When I've heard Ehrman describe his current beliefs, he's described himself as an Agnostic. But it would not matter if he now says that he is a Atheist. The point is that for almost all of his near 40 years teaching religious studies, he was a committed Christian believer. And all of his education and his entire career has been devoted entirely to studies in religious belief. That's about as far as anyone can get from having an impartial educational objective background. And that's also true for virtually all of the many tens of thousands of Biblical studies teachers around the world (but mainly in the USA), the vast majority of whom are still Christian believers.
One of the very few exceptions who lost his faith entirely shortly after becoming employed in his first few years as a Biblical Studies lecturer, is Hector Avalos. Although even in his case, as he himself says, he was previously from his young teenage years a highly devout street evangelist who stood on street corners preaching the faith and trying to convert anyone end everyone that he met. In other words he was very committed indeed to his Christian faith in God, Jesus and the Bible. But he lost his faith during the time he was studying the bible more intensively and researching the actual evidence prior to qualifying academically and being employed in his first role as a Biblical studies teacher in the USA.
You can find various public lectures and debates with Hector Avalos on YouTube, where he makes clear that the evidence for Jesus is extremely weak to put it mildly. Whether he actually believes Jesus was most likely mythical, I don't know. But the point is that he admits that a study of the claimed evidence changed his mind quite drastically about how reliable any of it actually is.
In one of those YouTube lectures he also explained that in meetings of the most prestigious groups of Biblical Studies professors in the USA, he was surprised to find that the meetings actually began with everyone sitting around with their eyes closed and their hands clasped together praying! And the point he was making is that, that is not normal behaviour in any other branch of university academia.
Point is (in case you are missing it) – this is by no means an impartial group of people.
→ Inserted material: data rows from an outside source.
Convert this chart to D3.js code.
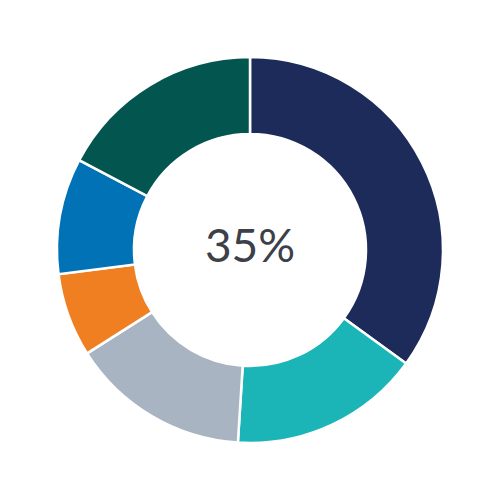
<!DOCTYPE html>
<html><head><meta charset="utf-8">
<script src="https://cdn.jsdelivr.net/npm/d3@7"></script>
<style>body{margin:0;background:#fff}</style>
</head><body>
<svg id="c" width="500" height="500"></svg>
<script>
const categories = ["A","B","C","D","E","F"];
const values = [35, 16, 15, 7, 9.7, 17.3];
const colors = ["#1c2b5a","#1bb5b8","#a9b4c2","#f07f22","#0072b5","#03564f"];
const centerLabel = "35%";

const svg = d3.select("#c");
const g = svg.append("g").attr("transform","translate(250,250)");
const pie = d3.pie().sort(null).value(d=>d.v);
const arc = d3.arc().innerRadius(116).outerRadius(193);
const data = categories.map((c,i)=>({c, v: values[i], col: colors[i]}));
g.selectAll("path").data(pie(data)).join("path")
  .attr("d", arc).attr("fill", d=>d.data.col)
  .attr("stroke","#fff").attr("stroke-width",2.5);
g.append("text").attr("text-anchor","middle").attr("dy","0.35em").attr("y",-4)
  .attr("font-family","Lato, 'Open Sans', sans-serif").attr("font-weight",400)
  .attr("font-size",46).attr("fill","#3d4048").text(centerLabel);
</script>
</body></html>
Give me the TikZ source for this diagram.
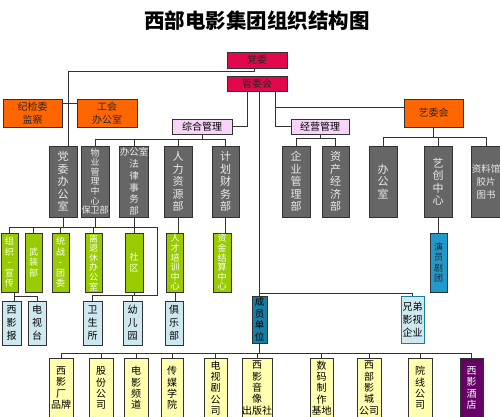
\documentclass[tikz,border=0pt]{standalone}
\usepackage{fontspec}
\newfontfamily\cjk{Noto Sans CJK SC}
\newcommand\fsz[2]{\fontsize{#1}{#2}\selectfont}
\definecolor{crim}{RGB}{226,8,76}
\definecolor{orng}{RGB}{255,102,0}
\definecolor{pnk}{RGB}{248,212,248}
\definecolor{gry}{RGB}{102,102,102}
\definecolor{grn}{RGB}{153,204,0}
\definecolor{lblu}{RGB}{206,232,240}
\definecolor{tealA}{RGB}{34,153,204}
\definecolor{tealB}{RGB}{24,125,165}
\definecolor{ylw}{RGB}{255,255,175}
\definecolor{purp}{RGB}{102,0,102}
\definecolor{lnc}{RGB}{50,50,50}
\tikzset{
  box/.style={draw=lnc, line width=0.7pt, inner sep=0pt, align=center},
  wh/.style 2 args={minimum width=#1pt, minimum height=#2pt},
  redbox/.style={box, fill=crim, text=black!85, font=\cjk\fsz{10}{12}},
  orbox/.style={box, fill=orng, text=black!85, font=\cjk\fsz{10}{13}},
  pkbox/.style={box, fill=pnk, text=black, font=\cjk\fsz{10}{12}},
  grbox/.style={box, fill=gry, text=white!92!black, font=\cjk\fsz{11}{12.5}, wh={28}{71}},
  gnbox/.style={box, fill=grn, text=white, font=\cjk\fsz{9}{10.5}, wh={17}{59}},
  lbbox/.style={box, fill=lblu, text=black, font=\cjk\fsz{10}{13}, wh={19}{44}},
  ylbox/.style={box, fill=ylw, text=black, font=\cjk\fsz{10}{11.3}, wh={24}{60}},
  conn/.style={draw=lnc, line width=0.7pt},
}
\begin{document}
\begin{tikzpicture}[x=1pt,y=-1pt]
\useasboundingbox (0,0) rectangle (500,417);
\clip (0,0) rectangle (500,417);
\fill[white] (0,0) rectangle (500,417);

\node[font=\cjk\bfseries\fsz{20.5}{24}] (title) at (257,21) {西部电影集团组织结构图};

% top
\node[redbox, wh={60}{16}] (dangwei) at (257,60) {党委};
\node[redbox, wh={60}{15}] (guanwei) at (257,83.5) {管委会};
\node[orbox, wh={59}{28}] (jijian) at (32.5,113) {纪检委\\监察};
\node[orbox, wh={60}{28}] (gonghui) at (107,113) {工会\\办公室};
\node[orbox, wh={59}{28}] (yiwei) at (433.5,113) {艺委会};
\node[pkbox, wh={60}{15}] (zonghe) at (202,126.5) {综合管理};
\node[pkbox, wh={58}{15}] (jingying) at (320,126.5) {经营管理};

% gray row
\node[grbox] (dwbgs) at (63,181.5) {党\\委\\办\\公\\室};
\node[grbox, font=\cjk\fsz{9}{9.6}] (wuye) at (95,181.5) {物\\业\\管\\理\\中\\心\\保卫部};
\node[grbox, font=\cjk\fsz{9.5}{11.8}] (bgsfl) at (134,181.5) {办公室\\法\\律\\事\\务\\部};
\node[grbox] (renli) at (178,181.5) {人\\力\\资\\源\\部};
\node[grbox, wh={27}{71}] (jihua) at (225.5,181.5) {计\\划\\财\\务\\部};
\node[grbox] (qiye) at (296,181.5) {企\\业\\管\\理\\部};
\node[grbox, wh={27}{71}] (zichan) at (335.5,181.5) {资\\产\\经\\济\\部};
\node[grbox] (yibgs) at (383,181.5) {办\\公\\室};
\node[grbox] (yichuang) at (438,181.5) {艺\\创\\中\\心};
\node[grbox, font=\cjk\fsz{9.5}{13}] (ziliao) at (486,181.5) {资料馆\\胶片\\图书};

% green row
\node[gnbox] (zuzhi) at (9.5,262.5) {组\\织\\-\\宣\\传};
\node[gnbox] (wuzhuang) at (33.5,262.5) {武\\装\\部};
\node[gnbox] (tongzhan) at (60.5,262.5) {统\\战\\-\\团\\委};
\node[gnbox, font=\cjk\fsz{9}{9.6}] (lituixiu) at (93.5,262.5) {离\\退\\休\\办\\公\\室};
\node[gnbox, wh={18}{59}] (shequ) at (134,262.5) {社\\区};
\node[gnbox, font=\cjk\fsz{9}{9.6}] (rencai) at (175,262.5) {人\\才\\培\\训\\中\\心};
\node[gnbox, wh={18}{59}, font=\cjk\fsz{9}{9.6}] (zijin) at (222,262.5) {资\\金\\结\\算\\中\\心};
\node[gnbox, fill=tealA, text=black!85] (yanyuan) at (438.5,262.5) {演\\员\\剧\\团};

% light blue row
\node[lbbox] (xiyingbao) at (11.5,323) {西\\影\\报};
\node[lbbox, wh={18}{44}] (dianshitai) at (37,323) {电\\视\\台};
\node[lbbox] (weisheng) at (92.5,323) {卫\\生\\所};
\node[lbbox] (youer) at (132.5,323) {幼\\儿\\园};
\node[lbbox, wh={18}{44}] (julebu) at (174,323) {俱\\乐\\部};
\node[lbbox, wh={15}{47}, fill=tealB, font=\cjk\fsz{9.5}{11.5}] (chengyuan) at (259.5,319.5) {成\\员\\单\\位};
\node[lbbox, wh={23}{47}, draw=tealB, font=\cjk\fsz{10}{13}] (xiongdi) at (412.5,319.5) {兄弟\\影视\\企业};

% bottom row (boxes run past the lower edge)
\node[ylbox] (xiying) at (61,388) {西\\影\\厂\\品牌};
\node[ylbox] (gufen) at (101,388) {股\\份\\公\\司};
\node[ylbox] (pindao) at (136,388) {电\\影\\频\\道};
\node[ylbox, wh={22}{60}] (chuanmei) at (172,388) {传\\媒\\学\\院};
\node[ylbox, wh={23}{60}] (dianshiju) at (215.5,388) {电\\视\\剧\\公\\司};
\node[ylbox, wh={28}{60}] (yinxiang) at (257,388) {西\\影\\音\\像\\出版社};
\node[ylbox, wh={23}{60}] (shuma) at (321.5,388) {数\\码\\制\\作\\基地};
\node[ylbox] (yingcheng) at (369,388) {西\\部\\影\\城\\公司};
\node[ylbox] (yuanxian) at (420,388) {院\\线\\公\\司};
\node[ylbox, wh={23}{60}, fill=purp, text=white] (jiudian) at (471.5,388) {西\\影\\酒\\店};

% ---------- connectors ----------
\coordinate (dj) at (254,71);
\draw[conn] (dangwei.south -| dj) -- (dj) -| ([xshift=5pt]dwbgs.north);
\draw[conn] (jijian.east |- 0,103) -- (gonghui.west |- 0,103);

\draw[conn] ([xshift=-10pt]guanwei.south) |- (zonghe.east);
\draw[conn] (chengyuan.north |- guanwei.south) -- (chengyuan.north);
\draw[conn] ([xshift=18pt]guanwei.south) |- (jingying.west);
\coordinate (gy) at (275,107);
\draw[conn] (gy) -- (gy -| yiwei.west);

% zonghe bus
\coordinate (zb) at (0,139);
\draw[conn] (wuye.north |- zb) -- (jihua.north |- zb);
\draw[conn] (zonghe.south) -- (zonghe.south |- zb);
\foreach \n in {wuye,bgsfl,renli,jihua} \draw[conn] (\n.north |- zb) -- (\n.north);

% jingying bus
\coordinate (jb) at (0,138);
\draw[conn] (qiye.north |- jb) -- (zichan.north |- jb);
\draw[conn] (jingying.south) -- (jingying.south |- jb);
\foreach \n in {qiye,zichan} \draw[conn] (\n.north |- jb) -- (\n.north);

% yiwei bus
\coordinate (yb) at (0,137);
\draw[conn] (yibgs.north |- yb) -- (ziliao.north |- yb);
\draw[conn] (yiwei.south) -- (yiwei.south |- yb);
\foreach \n in {yibgs,yichuang,ziliao} \draw[conn] (\n.north |- yb) -- (\n.north);
\draw[conn] (yichuang.south) -- (yichuang.south |- yanyuan.north);

% green bus
\coordinate (gb) at (0,227);
\coordinate (gr) at (157,227);
\draw[conn] (zuzhi.north |- gb) -- (gr);
\draw[conn] (dwbgs.south) -- (dwbgs.south |- gb);
\draw[conn] (wuye.south) -- (wuye.south |- gb);
\foreach \n in {zuzhi,wuzhuang,tongzhan,lituixiu} \draw[conn] (\n.north |- gb) -- (\n.north);
\draw[conn] (bgsfl.south) -- (bgsfl.south |- shequ.north);
\draw[conn] (renli.south) -- (renli.south |- rencai.north);
\draw[conn] (jihua.south) -- (jihua.south |- zijin.north);

% lower bus
\coordinate (lb) at (157,295);
\draw[conn] (gr) -- (lb) -| (weisheng.north);
\draw[conn] (youer.north |- lb) -- (youer.north);
\draw[conn] (shequ.south) -- (shequ.south |- lb);
\draw[conn] (rencai.south) -- (rencai.south |- julebu.north);
\coordinate (zz) at (14.5,296);
\draw[conn] (zuzhi.south -| zz) -- (zz |- xiyingbao.north);
\draw[conn] (zz) -| (dianshitai.north);

% chengyuan
\coordinate (cb) at (0,293);
\draw[conn] (chengyuan.north |- cb) -| (xiongdi.north);

% bottom bus
\coordinate (bb) at (0,353);
\draw[conn] (xiying.north |- bb) -- (jiudian.north |- bb);
\draw[conn] (chengyuan.south) -- (chengyuan.south |- bb);
\foreach \n in {xiying,gufen,pindao,chuanmei,dianshiju,yinxiang,shuma,yingcheng,yuanxian,jiudian}
  \draw[conn] (\n.north |- bb) -- (\n.north);
\end{tikzpicture}
\end{document}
And as committed Christian believers, the vast majority are about as far from being impartial as it's possible to be.
And on the letters of Paul, once again – it might be a different matter if none of the letters had been discovered to be almost certainly fakes (or at any rate agreed to be fakes by all Biblical Scholars and afaik by all educated senior members of the Christian church). In that case, if there were no agreed fakes, then there might be no particular reason to doubt that the letters were indeed originally written by the named author “Paul” … But that is not the case! We do not have all 13 letters with no fakes! We have instead 13 letters about half of which are universally agreed to be fakes …
… as soon as you have a situation like that, then it calls into very serious doubt the authenticity of all the letters.
But even more than that, as I have explained at least twice now – it means that there is absolutely no way to claim that 6 or 7 of the letters were genuinely written by Paul. Or even to claim that those 6 or 7 were probably from Paul himself. Because we cannot tell whether those 6 or 7 (the “authentic letters”) are more likely to be genuine than any of the other 6 or 7! There is simply no way of having any idea at all which (if any) were the ones truly written by Paul. Ask yourself "Q - what is the evidence showing those 6 or 7 were from Paul whilst the others were not from Paul"? And if you think you do have the evidence to show which ones were most probably by Paul, then do tell us what that evidence is??
And in threads about the historicity or otherwise of Jesus, that means the content of those Pauline letters cannot be used to say anything reliable at all about what anyone might have known about Jesus.